Worked example with real numbers
Suppose a mixing tank uses a gearbox that delivers 350 N·m of torque at 900 rpm. First convert rpm to rad/s: 900 × 2π / 60 = 94.25 rad/s. Multiply torque by angular speed to obtain shaft power: 350 × 94.25 = 32,988 W or about 32.99 kW. Convert to horsepower by dividing by 745.7 to get roughly 44.2 hp. If the gearbox efficiency is 96 percent and the motor efficiency is 93 percent, the electrical input required is 32.99 kW ÷ (0.96 × 0.93) ≈ 36.9 kW. This example illustrates how quickly losses can add several kilowatts to the electrical demand.
Typical industrial motor efficiencies
Efficiency varies with motor size. Larger motors often achieve higher efficiency because fixed losses are a smaller fraction of total output. The following table summarizes representative full load efficiencies for NEMA premium efficiency motors and aligns with values commonly published by DOE and manufacturers. Use these as a quick check, but consult the motor nameplate or manufacturer data for design work.

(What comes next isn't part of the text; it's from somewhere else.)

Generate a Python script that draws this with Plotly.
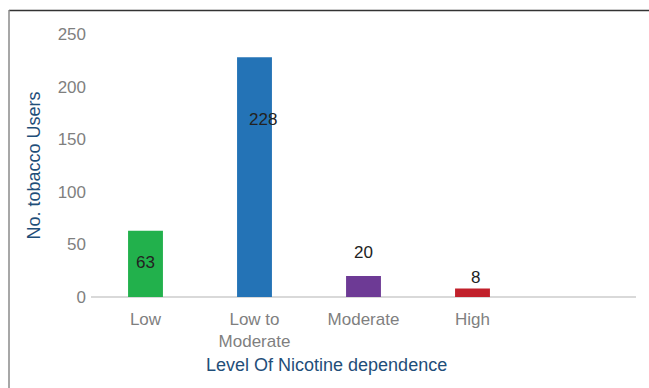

| Motor Rating (hp) | Typical Full Load Efficiency | Common Applications |
|---|---|---|
| 1 hp | 86.5% | Small pumps and fans |
| 5 hp | 89.5% | Conveyors and packaging equipment |
| 10 hp | 91.7% | Process pumps and mixers |
| 25 hp | 93.6% | Compressors and HVAC drives |
| 50 hp | 94.5% | Large fans and blowers |
| 100 hp | 95.4% | Large industrial drives |
Common mistakes and practical tips
Engineers new to shaft power calculations often make avoidable errors. These are the most frequent issues and the best ways to avoid them.
- Mixing torque units. Always convert lb-ft to N·m before using the base equation.
- Using rpm directly in P = T × ω. Convert to rad/s or use the 9550 constant.
- Ignoring efficiency. Shaft power is output, not electrical input, so include losses when needed.
- Forgetting that speed can change under load. Measure actual operating speed, not just the no load value.
- Assuming torque is constant. Many loads are variable, so calculate at the operating point.
Design and safety considerations
When you compute shaft power for design, you should also consider service factors and transient loads. Starting torque for motors can be significantly higher than steady state torque, especially for high inertia loads. If you size a coupling or gearbox solely on steady state shaft power, you can under estimate peak stresses. Use appropriate design margins and consult reliability guidelines, especially in safety critical applications such as lifts or industrial mixers. Universities such as the Massachusetts Institute of Technology provide mechanical design resources that explain how to account for dynamic loading and fatigue, which you can explore at MIT mechanical design course materials.
Conclusion
Calculating mechanical shaft power is a straightforward process once you understand torque, speed, and unit conversions. Measure torque, measure speed, convert units, multiply, and then adjust for efficiency if you need input power. This simple workflow supports motor sizing, energy audits, and mechanical design decisions. By combining accurate measurements with reliable reference data, you can ensure that your equipment operates efficiently and safely while meeting performance requirements.